Deus esteve naqueles que, em meio à peste, fome e morte, estenderam sua mão
para acolher os que estavam angustiados e doentes. E hoje, onde está Deus? Ele
está na Palavra que é anunciada nas devoções domésticas, ele está na Palavra
que é anunciada pelas mídias sociais, ele está em nossos hinos que podemos
cantar ou ler. Aí está Deus, nos garantindo que, apesar da pandemia, a vida
eterna continua segura, aguardando nossa vez de partir e estar com “Cristo, o
que é incomparavelmente melhor” (Fp 1.23).
Os
hinos de Paul Gerhardt parecem que foram escritos para esses tempos atuais de
pandemia.
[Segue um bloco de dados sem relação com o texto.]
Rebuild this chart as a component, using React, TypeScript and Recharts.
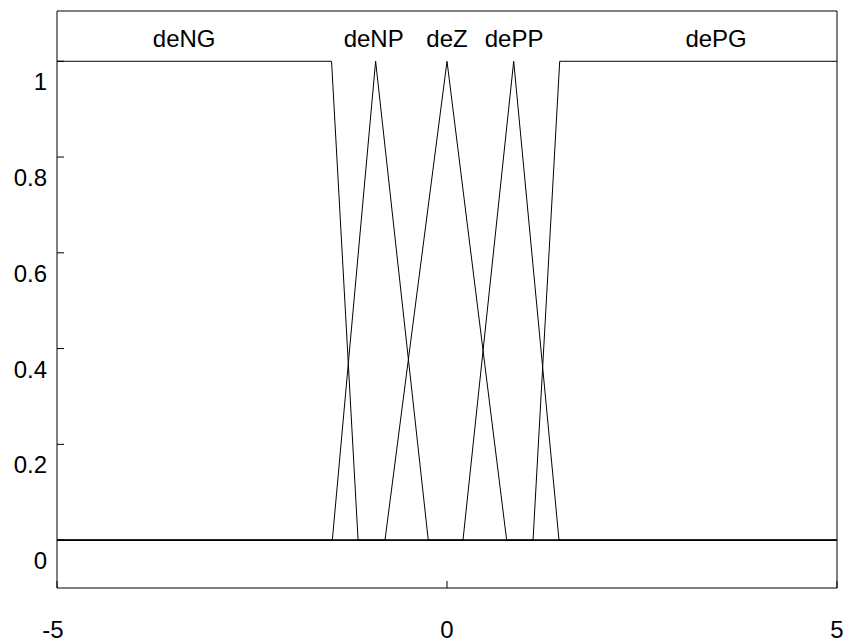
import React from 'react';
import { ComposedChart, Line, Scatter, XAxis, YAxis } from 'recharts';

// membership functions, breakpoints
const mfNames = ['deNG', 'deNP', 'deZ', 'dePP', 'dePG'];
const deNGx = [-5, -1.48, -1.14, 5];
const deNGy = [1, 1, 0, 0];
const deNPx = [-5, -1.47, -0.915, -0.24, 5];
const deNPy = [0, 0, 1, 0, 0];
const deZx = [-5, -0.795, 0, 0.765, 5];
const deZy = [0, 0, 1, 0, 0];
const dePPx = [-5, 0.205, 0.855, 1.436, 5];
const dePPy = [0, 0, 1, 0, 0];
const dePGx = [-5, 1.103, 1.445, 5];
const dePGy = [0, 0, 1, 1];

// label anchor positions
const labelX = [-3.37, -0.94, 0, 0.86, 3.45];
const labelY = 1.029;

const xTicks = [-5, 0, 5];
const yTicks = [0, 0.2, 0.4, 0.6, 0.8, 1];

const FONT = '"Liberation Sans", Arial, sans-serif';

const toPts = (xs: number[], ys: number[]) => xs.map((x, i) => ({ x, y: ys[i] }));

const series = [
  toPts(deNGx, deNGy),
  toPts(deNPx, deNPy),
  toPts(deZx, deZy),
  toPts(dePPx, dePPy),
  toPts(dePGx, dePGy),
];

const labels = mfNames.map((name, i) => ({ x: labelX[i], y: labelY, name }));

const BottomTick = (props: any) => {
  const { x, y, payload } = props;
  const dx = payload.value < 0 ? -4 : 0;
  return (
    <g>
      <line x1={x} x2={x} y1={y} y2={y - 7} stroke="#000" strokeWidth={1} />
      <text x={x + dx} y={y + 41} dy="0.355em" textAnchor="middle" fontSize={24} fontFamily={FONT} fill="#000">
        {payload.value}
      </text>
    </g>
  );
};

const TopTick = (props: any) => {
  const { x, y } = props;
  return <line x1={x} x2={x} y1={y} y2={y + 7} stroke="#000" strokeWidth={1} />;
};

const LeftTick = (props: any) => {
  const { x, y, payload } = props;
  return (
    <g>
      <line x1={x} x2={x + 7} y1={y} y2={y} stroke="#000" strokeWidth={1} />
      <text x={x - 10} y={y + 20.5} dy="0.355em" textAnchor="end" fontSize={24} fontFamily={FONT} fill="#000">
        {payload.value}
      </text>
    </g>
  );
};

const RightTick = (props: any) => {
  const { x, y } = props;
  return <line x1={x - 7} x2={x} y1={y} y2={y} stroke="#000" strokeWidth={1} />;
};

const MfLabel = (props: any) => {
  const { cx, cy, payload } = props;
  return (
    <text x={cx} y={cy} textAnchor="middle" fontSize={24} fontFamily={FONT} fill="#000">
      {payload.name}
    </text>
  );
};

export default function App() {
  return (
    <div style={{ position: 'absolute', left: 0, top: 0, width: 847, height: 643, background: '#fff' }}>
      <ComposedChart
        width={847}
        height={643}
        margin={{ top: 0, right: 0, bottom: 0, left: 0 }}
        style={{ overflow: 'visible' }}
      >
        <XAxis
          dataKey="x"
          type="number"
          domain={[-5, 5]}
          ticks={xTicks}
          height={55}
          tickSize={0}
          tickMargin={0}
          axisLine={{ stroke: '#000' }}
          tickLine={false}
          tick={<BottomTick />}
        />
        <XAxis
          xAxisId="t"
          orientation="top"
          dataKey="x"
          type="number"
          domain={[-5, 5]}
          ticks={xTicks}
          height={11}
          tickSize={0}
          tickMargin={0}
          axisLine={{ stroke: '#000' }}
          tickLine={false}
          tick={<TopTick />}
        />
        <YAxis
          type="number"
          domain={[-0.1, 1.105]}
          ticks={yTicks}
          width={57}
          tickSize={0}
          tickMargin={0}
          axisLine={{ stroke: '#000' }}
          tickLine={false}
          tick={<LeftTick />}
        />
        <YAxis
          yAxisId="r"
          orientation="right"
          type="number"
          domain={[-0.1, 1.105]}
          ticks={yTicks}
          width={10}
          tickSize={0}
          tickMargin={0}
          axisLine={{ stroke: '#000' }}
          tickLine={false}
          tick={<RightTick />}
        />
        {series.map((pts, i) => (
          <Line
            key={mfNames[i]}
            data={pts}
            dataKey="y"
            type="linear"
            stroke="#000"
            strokeWidth={1}
            dot={false}
            activeDot={false}
            isAnimationActive={false}
          />
        ))}
        <Scatter data={labels} dataKey="y" shape={<MfLabel />} isAnimationActive={false} />
      </ComposedChart>
    </div>
  );
}
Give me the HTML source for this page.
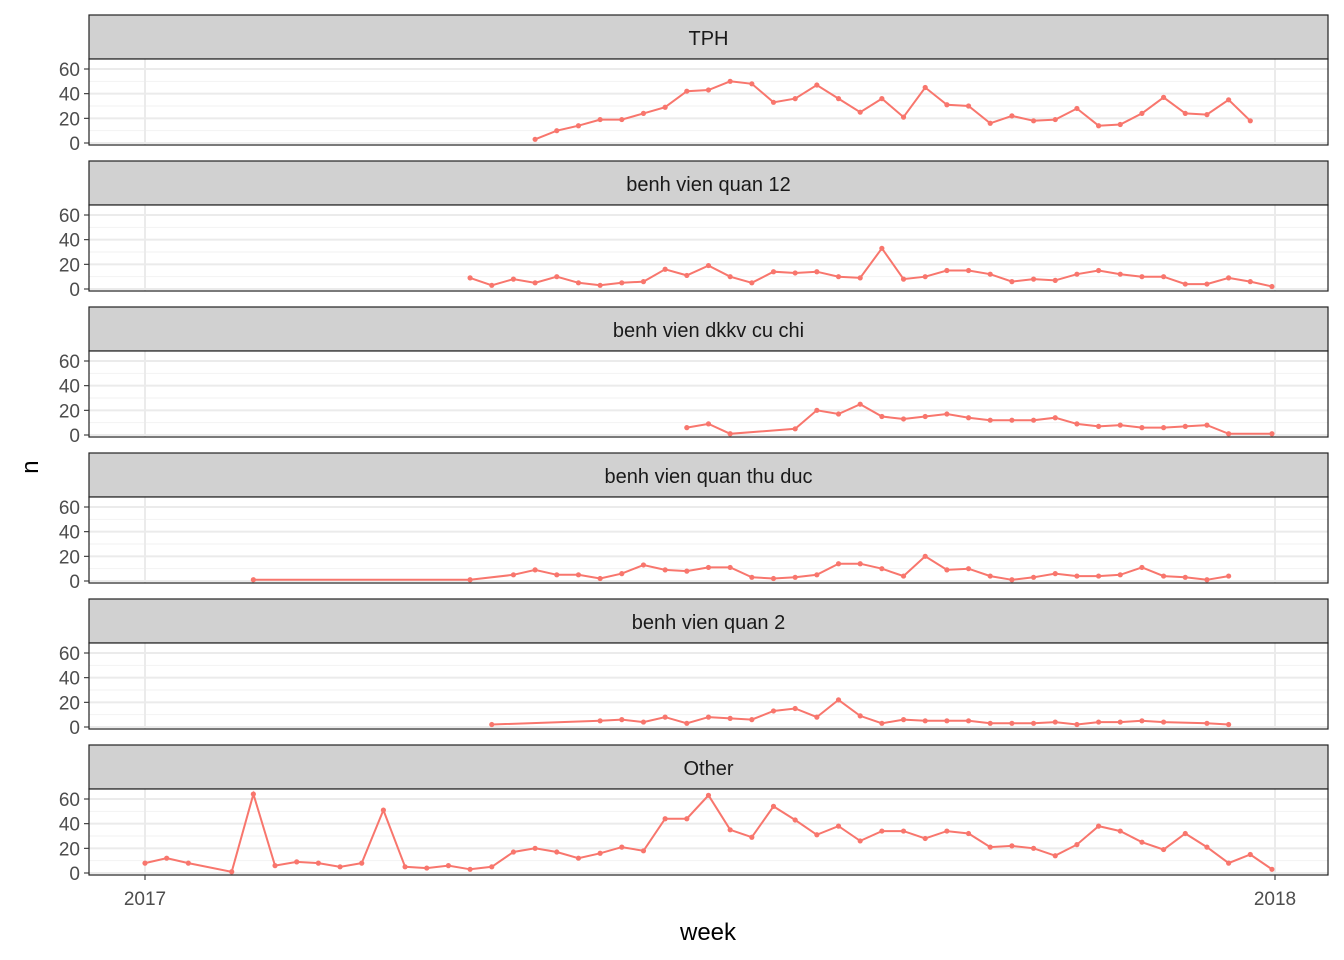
<!DOCTYPE html>
<html><head><meta charset="utf-8"><style>
html,body{margin:0;padding:0;background:#fff;}
svg{display:block;font-family:"Liberation Sans",Arial,sans-serif;}
</style></head><body>
<svg id="chart" width="1344" height="960"></svg>
<script>
const facets = ["TPH","benh vien quan 12","benh vien dkkv cu chi","benh vien quan thu duc","benh vien quan 2","Other"];
const N = null;
function arr(start, vals){const a=new Array(53).fill(null);vals.forEach((v,i)=>{a[start+i]=v;});return a;}
const sTPH = arr(18,[3,10,14,19,19,24,29,42,43,50,48,33,36,47,36,25,36,21,45,31,30,16,22,18,19,28,14,15,24,37,24,23,35,18]);
const sQ12 = arr(15,[9,3,8,5,10,5,3,5,6,16,11,19,10,5,14,13,14,10,9,33,8,10,15,15,12,6,8,7,12,15,12,10,10,4,4,9,6,2]);
const sCuChi = arr(25,[6,9,1,N,N,5,20,17,25,15,13,15,17,14,12,12,12,14,9,7,8,6,6,7,8,1,N,1]);
const sThuDuc = arr(5,[1,N,N,N,N,N,N,N,N,N,1,N,5,9,5,5,2,6,13,9,8,11,11,3,2,3,5,14,14,10,4,20,9,10,4,1,3,6,4,4,5,11,4,3,1,4]);
const sQ2 = arr(16,[2,N,N,N,N,5,6,4,8,3,8,7,6,13,15,8,22,9,3,6,5,5,5,3,3,3,4,2,4,4,5,4,N,3,2]);
const sOther = arr(0,[8,12,8,N,1,64,6,9,8,5,8,51,5,4,6,3,5,17,20,17,12,16,21,18,44,44,63,35,29,54,43,31,38,26,34,34,28,34,32,21,22,20,14,23,38,34,25,19,32,21,8,15,3]);
const series = [sTPH,sQ12,sCuChi,sThuDuc,sQ2,sOther];
const yTicks = [0,20,40,60];
const xTickLabels = ["2017","2018"];

const NS="http://www.w3.org/2000/svg";
const svg=document.getElementById('chart');
function el(tag,attrs,parent){const e=document.createElementNS(NS,tag);for(const k in attrs)e.setAttribute(k,attrs[k]);(parent||svg).appendChild(e);return e;}
const PX0=89, PX1=1328;
const x = w => 145 + (1275-145)*w/52.14;
const xYear = yi => 145 + 1130*yi;
function yScale(i){const base=143+146*i;return v=>base-v*(74/60);}

facets.forEach((name,i)=>{
  const st=15+146*i, pt=59+146*i, pb=145+146*i;
  const y=yScale(i);
  const g=el('g',{});
  
  
  const strip=el('rect',{x:PX0,y:st,width:PX1-PX0,height:pt-st,fill:'#d1d1d1',stroke:'#222','stroke-width':1.2},g);
  
  
  const stx=el('text',{x:(PX0+PX1)/2,y:st+30,'text-anchor':'middle','font-size':20,fill:'#1a1a1a'},g);
  stx.textContent=name;
  
  
  el('rect',{x:PX0,y:pt,width:PX1-PX0,height:pb-pt,fill:'#fff'},g);
  [10,30,50].forEach(v=>el('line',{x1:PX0,x2:PX1,y1:y(v),y2:y(v),stroke:'#f2f2f2','stroke-width':1},g));
  yTicks.forEach(v=>el('line',{x1:PX0,x2:PX1,y1:y(v),y2:y(v),stroke:'#ebebeb','stroke-width':2},g));
  [0,1].forEach(k=>el('line',{x1:xYear(k),x2:xYear(k),y1:pt,y2:pb,stroke:'#ebebeb','stroke-width':2},g));
  const vals=series[i];let d='';
  vals.forEach((v,k)=>{if(v===null)return;d+=(d?'L':'M')+x(k).toFixed(1)+','+y(v).toFixed(1);});
  const line=el('path',{d:d,fill:'none',stroke:'#f8766d','stroke-width':2},g);
  
  
  vals.forEach((v,k)=>{if(v===null)return;
    const c=el('circle',{cx:x(k),cy:y(v),r:2.6,fill:'#f8766d'},g);
    
    
  });
  el('rect',{x:PX0,y:pt,width:PX1-PX0,height:pb-pt,fill:'none',stroke:'#222','stroke-width':1.2},g);
  yTicks.forEach(v=>{
    el('line',{x1:PX0-5,x2:PX0,y1:y(v),y2:y(v),stroke:'#333','stroke-width':1.1},g);
    const t=el('text',{x:PX0-9,y:y(v)+7,'text-anchor':'end','font-size':19,fill:'#4d4d4d'},g);
    t.textContent=v;
    
    
  });
});
xTickLabels.forEach((lab,k)=>{
  el('line',{x1:xYear(k),x2:xYear(k),y1:875,y2:880,stroke:'#333','stroke-width':1.1});
  const t=el('text',{x:xYear(k),y:905,'text-anchor':'middle','font-size':19,fill:'#4d4d4d'});
  t.textContent=lab;
  
  
});
const xt=el('text',{x:708,y:940,'text-anchor':'middle','font-size':24,fill:'#000'});
xt.textContent='week';


const yt=el('text',{x:38,y:467,'text-anchor':'middle','font-size':24,fill:'#000',transform:'rotate(-90 38 467)'});
yt.textContent='n';


</script>
</body></html>
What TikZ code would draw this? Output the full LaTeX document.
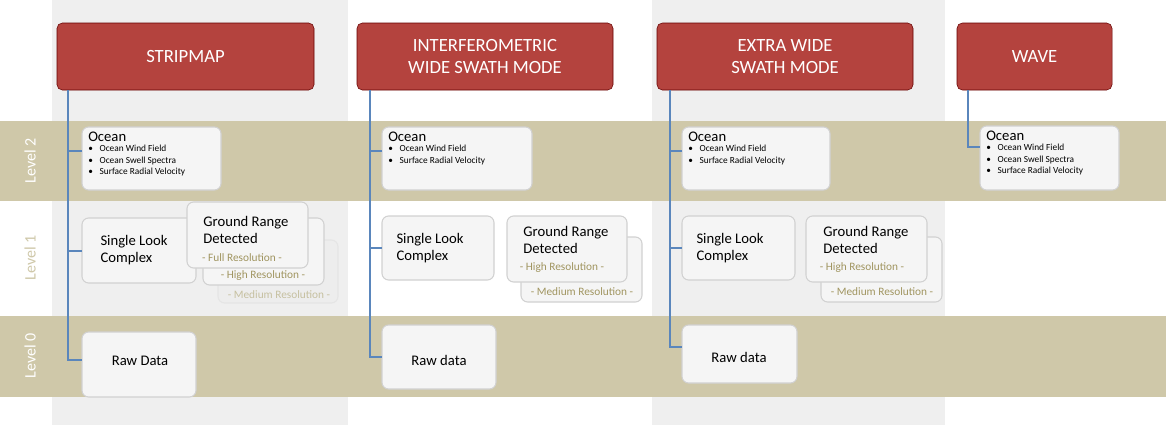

Eles falam ao coração, mostrando-nos Jesus como nosso Salvador
pessoal. Aquela “fronte ensanguentada” de Jesus na cruz é o sofrimento que
Jesus passou por causa dos meus pecados. E o sofrimento pelo qual passo agora posso
suportar, cantando com Paul Gerhardt: “Que toda a tua angústia/me livre da
aflição” (estr. 7). Deus, livra-me da aflição da pandemia, mas, principalmente,
da aflição causada pelo pecado, o que só Jesus pode fazer.